How Marriage Age Laws Have Changed Since 1960

The most significant structural change came in the early 1970s. After the 26th Amendment lowered the voting age to 18 in 1971, the vast majority of state legislatures promptly lowered their general age of majority to 18 as well. The old 21-year threshold for men disappeared almost overnight. As one congressman had argued during the voting age debate, it made little sense to treat 18-year-olds as mature enough to serve in the military, pay taxes, and marry, but too immature to vote.
2Constitution Annotated | Congress.gov | Library of Congress. Voter Age Qualifications, the Korean War, and the 1950s
The gender distinction in marriage age vanished along with it.

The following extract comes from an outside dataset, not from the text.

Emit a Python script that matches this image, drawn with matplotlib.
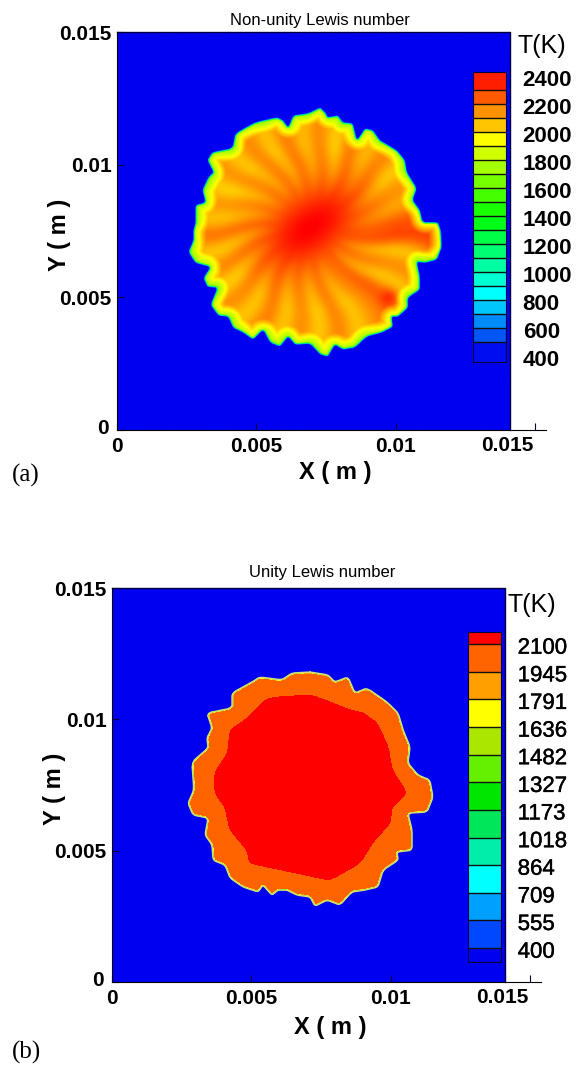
import numpy as np
import matplotlib
matplotlib.use("Agg")
import matplotlib.pyplot as plt
import matplotlib.patheffects as pe
from matplotlib.colors import LinearSegmentedColormap, ListedColormap, BoundaryNorm, Normalize
from matplotlib.path import Path

W, H = 582, 1072

# flame outline of the non-unity case, mm
flame_a_x = [7.29, 7.47, 7.57, 7.93, 8.11, 8.47, 8.61, 8.90, 9.19, 9.44, 9.62, 10.05, 10.34, 10.41, 10.77, 10.62,
             10.88, 10.98, 11.52, 11.63, 11.67, 11.49, 11.06, 10.77, 10.88, 10.88, 10.45, 10.45, 10.09, 9.87, 9.91,
             9.51, 8.97, 8.54, 8.11, 7.82, 7.57, 7.29, 6.93, 6.39, 6.14, 5.85, 5.49, 5.24, 4.88, 4.52, 4.16, 3.98,
             3.63, 3.34, 3.59, 3.23, 3.09, 3.34, 2.80, 2.55, 2.73, 2.73, 2.80, 2.80, 3.16, 3.05, 3.27, 3.45, 3.23,
             3.41, 4.13, 4.24, 4.95, 5.74, 5.96, 6.14, 6.32, 6.86]
flame_a_y = [12.17, 11.99, 11.80, 11.87, 11.61, 11.57, 10.93, 11.38, 11.31, 10.93, 10.82, 10.55, 10.18, 9.72, 9.12, 8.67,
             8.29, 7.84, 7.84, 7.54, 6.90, 6.41, 6.29, 6.33, 5.77, 5.28, 4.98, 4.60, 4.26, 4.26, 3.88, 3.66, 3.51,
             3.09, 3.02, 3.20, 2.75, 2.83, 3.24, 3.20, 3.51, 3.13, 3.28, 3.77, 3.39, 3.66, 3.84, 4.26, 4.30, 4.71,
             5.35, 5.39, 5.73, 6.14, 6.29, 6.71, 7.16, 7.54, 7.80, 8.48, 8.59, 9.05, 9.54, 9.72, 10.18, 10.48, 10.63,
             11.19, 11.61, 11.80, 11.68, 11.42, 11.87, 11.95]

# streak temperature every 10 degrees round the flame, K
streak_angle = list(range(0, 360, 10))
streak_temp = [2260, 2100, 2150, 2020, 2180, 2060, 2200, 2020, 2180, 2060, 2200, 2040, 2180, 2040, 2160, 2020, 2150, 2050,
               2220, 2030, 2180, 2010, 2170, 2030, 2200, 2040, 2170, 2030, 2190, 2040, 2160, 2260, 2040, 2170, 2040, 2300]
hot_spot_x, hot_spot_y, hot_spot_t = 9.73, 4.98, 2330

# outer and inner (2100 K) outlines of the unity case, mm
flame_b_x = [7.11, 7.75, 8.00, 8.47, 8.72, 9.15, 9.87, 10.27, 10.45, 10.70, 10.62, 10.98, 11.41, 11.52, 11.31, 10.62,
             10.77, 10.77, 10.23, 10.27, 9.73, 9.55, 9.08, 8.61, 8.18, 7.72, 7.29, 7.11, 6.64, 6.28, 5.96, 5.74, 5.42,
             5.24, 4.70, 4.24, 4.06, 3.63, 3.59, 3.34, 3.45, 2.91, 2.73, 2.94, 2.87, 3.45, 3.41, 3.59, 3.41, 4.31,
             4.31, 5.03, 5.31, 6.10, 6.46]
flame_b_y = [11.80, 11.69, 11.42, 11.61, 11.00, 11.19, 10.66, 10.24, 9.59, 8.95, 8.34, 7.88, 7.69, 7.04, 6.47, 6.43,
             5.79, 5.02, 4.95, 4.64, 4.26, 3.62, 3.50, 3.43, 2.93, 3.12, 2.89, 3.24, 3.31, 3.50, 3.50, 3.31, 3.69,
             3.43, 3.62, 3.96, 4.45, 4.64, 5.22, 5.60, 6.24, 6.36, 6.81, 7.31, 8.37, 8.91, 9.29, 9.67, 10.24, 10.43,
             11.00, 11.42, 11.61, 11.50, 11.76]
core_b_x = [7.11, 7.82, 8.54, 9.01, 9.51, 9.91, 10.05, 10.59, 10.05, 9.98, 9.37, 8.90, 7.82, 7.11, 5.78, 4.95, 4.85,
            4.24, 4.06, 3.70, 3.70, 4.16, 4.24, 4.88, 5.56]
core_b_y = [10.93, 10.66, 10.35, 10.24, 9.86, 8.95, 8.07, 7.19, 6.66, 6.05, 5.33, 4.53, 3.88, 4.04, 4.34, 4.53, 5.02,
            5.79, 6.66, 7.19, 7.99, 8.72, 9.59, 10.05, 10.81]

# colour bars
bar_a_labels = [2400, 2200, 2000, 1800, 1600, 1400, 1200, 1000, 800, 600, 400]
bar_a_lines = list(range(500, 2400, 100))
bar_b_levels = [400, 555, 709, 864, 1018, 1173, 1327, 1482, 1636, 1791, 1945, 2100]
bar_b_colors = ['#0000f0', '#0048ff', '#00a0ff', '#00ffff', '#00eeaa', '#00e65a', '#00e600', '#64f000', '#aae600',
                '#ffff00', '#ffa000', '#ff6400', '#ff0000']

x_ticks = [0, 0.005, 0.01, 0.015]
x_tick_labels = ['0', '0.005', '0.01', '']
y_ticks = [0, 0.005, 0.01, 0.015]
y_tick_labels = ['', '0.005', '0.01', '0.015']

plt.rcParams['font.family'] = ['Liberation Sans', 'DejaVu Sans']


def add_axes_px(fig, left, top, right, bottom):
    return fig.add_axes([left / W, 1 - bottom / H, (right - left) / W, (bottom - top) / H])


def smooth_closed(xs, ys, n=6, win=3):
    xs, ys = np.append(xs, xs[0]), np.append(ys, ys[0])
    t = np.arange(len(xs))
    tt = np.linspace(0, len(xs) - 1, (len(xs) - 1) * n, endpoint=False)
    x, y = np.interp(tt, t, xs), np.interp(tt, t, ys)
    kernel = np.ones(win) / win
    x = np.convolve(np.r_[x[-win:], x, x[:win]], kernel, mode='same')[win:-win]
    y = np.convolve(np.r_[y[-win:], y, y[:win]], kernel, mode='same')[win:-win]
    return x, y


def inside_distance(gx, gy, xs, ys):
    # distance to the outline, negative outside
    px, py = smooth_closed(xs, ys)
    inside = Path(np.c_[px, py]).contains_points(np.c_[gx.ravel(), gy.ravel()]).reshape(gx.shape)
    best = np.full(gx.shape, 1e9)
    qx, qy = np.roll(px, -1), np.roll(py, -1)
    for a, b, c, d in zip(px, py, qx, qy):
        dx, dy = c - a, d - b
        t = np.clip(((gx - a) * dx + (gy - b) * dy) / max(dx * dx + dy * dy, 1e-9), 0, 1)
        best = np.minimum(best, (gx - a - t * dx) ** 2 + (gy - b - t * dy) ** 2)
    dist = np.sqrt(best)
    return np.where(inside, dist, -dist)


def panel_frame(ax, xmax, xlabel_drop):
    ax.set_xlim(0, xmax)
    ax.set_ylim(0, 0.015)
    ax.spines['top'].set_visible(False)
    ax.spines['right'].set_visible(False)
    ax.patch.set_alpha(0)
    ax.plot([0, 0.0141, 0.0141], [0.015, 0.015, 0], color='#00003c', lw=1, clip_on=False)
    ax.set_xticks(x_ticks)
    ax.set_xticklabels(x_tick_labels)
    ax.set_yticks(y_ticks)
    ax.set_yticklabels(y_tick_labels)
    ax.tick_params(direction='in', length=5, width=0.8, labelsize=15, color='#00003c')
    ax.tick_params(axis='x', pad=5)
    ax.tick_params(axis='y', pad=4)
    for lab in ax.get_xticklabels() + ax.get_yticklabels():
        lab.set_fontweight('bold')
    ax.annotate('0.015', (0.015, 0), xytext=(-20, -4), textcoords='offset points', ha='center', va='top',
                fontsize=15, fontweight='bold')
    ax.annotate('0', (0, 0), xytext=(-6, 1), textcoords='offset points', ha='right', va='center',
                fontsize=15, fontweight='bold')
    ax.set_xlabel('X ( m )', fontsize=17, fontweight='bold')
    ax.set_ylabel('Y ( m )', fontsize=17, fontweight='bold')
    ax.xaxis.set_label_coords((335 - 117) / 429, -xlabel_drop / 398)
    ax.yaxis.set_label_coords(-46 / 429, 0.49)


fig = plt.figure(figsize=(W / 100, H / 100), dpi=100, facecolor='white')

gx_mm, gy_mm = np.meshgrid(np.linspace(0, 14.1, 560), np.linspace(0, 15, 600))

# panel (a): smooth field
nodes = [(400, '#0000f0'), (850, '#00ffff'), (1400, '#00ff00'), (1950, '#ffff00'), (2420, '#ff0000')]
cmap_a = LinearSegmentedColormap.from_list('rainbow_a', [((v - 400) / 2020, c) for v, c in nodes])
norm_a = Normalize(400, 2420)

d_a = inside_distance(gx_mm, gy_mm, flame_a_x, flame_a_y)
cx, cy = 6.95, 7.65
rad = np.hypot(gx_mm - cx, gy_mm - cy)
# streaks bend a little on their way out so they do not look like spokes
theta = (np.degrees(np.arctan2(gy_mm - cy, gx_mm - cx)) + 5 * np.sin(rad * 1.3)) % 360
fine_angle = np.arange(360)
fine_streak = np.interp(fine_angle, streak_angle, streak_temp, period=360)
fine_streak = np.convolve(np.r_[fine_streak[-6:], fine_streak, fine_streak[:6]], np.ones(7) / 7, mode='same')[6:-6]
streak = np.interp(theta, fine_angle, fine_streak, period=360)
contrast = np.clip((rad - 0.9) / 2.2, 0, 1)
T_a = 2195 + (streak - 2195) * contrast
c40, s40 = np.cos(np.radians(40)), np.sin(np.radians(40))
u = (gx_mm - cx) * c40 + (gy_mm - cy) * s40
v = -(gx_mm - cx) * s40 + (gy_mm - cy) * c40
core = np.exp(-(u / 1.9) ** 2 - (v / 1.05) ** 2)
T_a = T_a + (2420 - T_a) * core
spot = np.exp(-((gx_mm - hot_spot_x) ** 2 + (gy_mm - hot_spot_y) ** 2) / 0.09)
T_a = T_a + (hot_spot_t - T_a) * spot
edge = np.clip(d_a / 0.07, 0, 1) * 0.8 + np.clip((d_a - 0.07) / 0.4, 0, 1) * 0.2
T_a = 400 + (T_a - 400) * edge

ax_a = add_axes_px(fig, 117, 32, 546, 430)
ax_a.imshow(T_a, origin='lower', extent=[0, 0.0141, 0, 0.015], aspect='auto', cmap=cmap_a, norm=norm_a,
            interpolation='bilinear')
panel_frame(ax_a, 0.0154, 31)
fig.text(320 / W, 1 - 20 / H, 'Non-unity Lewis number', ha='center', va='center', fontsize=12)
fig.text(517 / W, 1 - 46 / H, 'T(K)', ha='left', va='center', fontsize=18)

bar_a = add_axes_px(fig, 473, 72, 506, 362)
edges_a = np.array([357] + bar_a_lines + [2429])
mids_a = (edges_a[:-1] + edges_a[1:]) / 2
bar_a.pcolormesh([0, 1], edges_a, mids_a[:, None], cmap=cmap_a, norm=norm_a, edgecolors='none')
bar_a.hlines(bar_a_lines, 0, 1, color='#101010', lw=1)
bar_a.set_ylim(357, 2429)
bar_a.set_xticks([])
bar_a.set_yticks([])
for s in bar_a.spines.values():
    s.set_color('#00003c')
for val in bar_a_labels:
    bar_a.annotate(str(val), (1, val), xycoords=('axes fraction', 'data'), xytext=(12, -3), textcoords='offset points',
                   va='center', ha='left', fontsize=16, fontweight='bold')

# panel (b): banded field
d_b = inside_distance(gx_mm, gy_mm, flame_b_x, flame_b_y)
d_core = inside_distance(gx_mm, gy_mm, core_b_x, core_b_y)
T_b = 300 + (2020 - 300) * np.clip(d_b / 0.07, 0, 1)
T_b = T_b + 200 * np.clip(d_core / 0.03 + 0.5, 0, 1)
cmap_b = ListedColormap(bar_b_colors[1:-1])
cmap_b.set_under(bar_b_colors[0])
cmap_b.set_over(bar_b_colors[-1])
norm_b = BoundaryNorm(bar_b_levels, cmap_b.N)

ax_b = add_axes_px(fig, 112, 588, 541, 982)
ax_b.contourf(gx_mm * 1e-3, gy_mm * 1e-3, T_b, levels=bar_b_levels, cmap=cmap_b, norm=norm_b, extend='both')
rim_x, rim_y = smooth_closed(flame_b_x, flame_b_y)
ax_b.plot(np.append(rim_x, rim_x[0]) * 1e-3, np.append(rim_y, rim_y[0]) * 1e-3, color='#d6dc78', lw=1.1)
panel_frame(ax_b, 0.0154, 34)
fig.text(322 / W, 1 - 573 / H, 'Unity Lewis number', ha='center', va='center', fontsize=12)
fig.text(507 / W, 1 - 605 / H, 'T(K)', ha='left', va='center', fontsize=18)

bar_b = add_axes_px(fig, 468, 632, 501, 962)
edges_b = np.array([322] + bar_b_levels + [2167])
mids_b = (edges_b[:-1] + edges_b[1:]) / 2
bar_b.pcolormesh([0, 1], edges_b, mids_b[:, None], cmap=cmap_b, norm=norm_b, edgecolors='none')
bar_b.hlines(bar_b_levels, 0, 1, color='#101010', lw=1)
bar_b.set_ylim(322, 2167)
bar_b.set_xticks([])
bar_b.set_yticks([])
for s in bar_b.spines.values():
    s.set_color('#00003c')
for val in bar_b_levels:
    bar_b.annotate(str(val), (1, val), xycoords=('axes fraction', 'data'), xytext=(12, -3), textcoords='offset points',
                   va='center', ha='left', fontsize=16,
                   path_effects=[pe.withStroke(linewidth=0.3, foreground='black')])

fig.text(12 / W, 1 - 475 / H, '(a)', family='Liberation Serif', fontsize=18, ha='left', va='center')
fig.text(12 / W, 1 - 1052 / H, '(b)', family='Liberation Serif', fontsize=18, ha='left', va='center')

fig.savefig('out.png', dpi=100)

In 1970, the Uniform Marriage and Divorce Act recommended that 18 be the standard age for marriage without consent, with 16- and 17-year-olds still permitted to marry with parental or judicial approval. Many states adopted this framework or something close to it. The result was a landscape that looked much more uniform than the one that existed in 1960, though exceptions and loopholes for younger marriages persisted in most states.

A more aggressive reform wave began around 2016, focused on eliminating child marriage entirely rather than just regulating it. Delaware and New Jersey became the first states to ban all marriages under 18 in 2018. As of mid-2025, 16 states and the District of Columbia have enacted outright bans, while 34 states still permit marriage below 18 under some combination of parental consent, judicial approval, or pregnancy exceptions. The same handful of states that had no minimum age in 1960 still lack one today.

What changed most between 1960 and now is not the absolute floor in the most permissive states but rather the cultural and legal consensus around what’s acceptable. The gender-based age distinction is gone. The racial restrictions are gone. Blood test requirements are gone. And the political momentum, for the first time in American history, is pushing toward a single national standard: 18, no exceptions.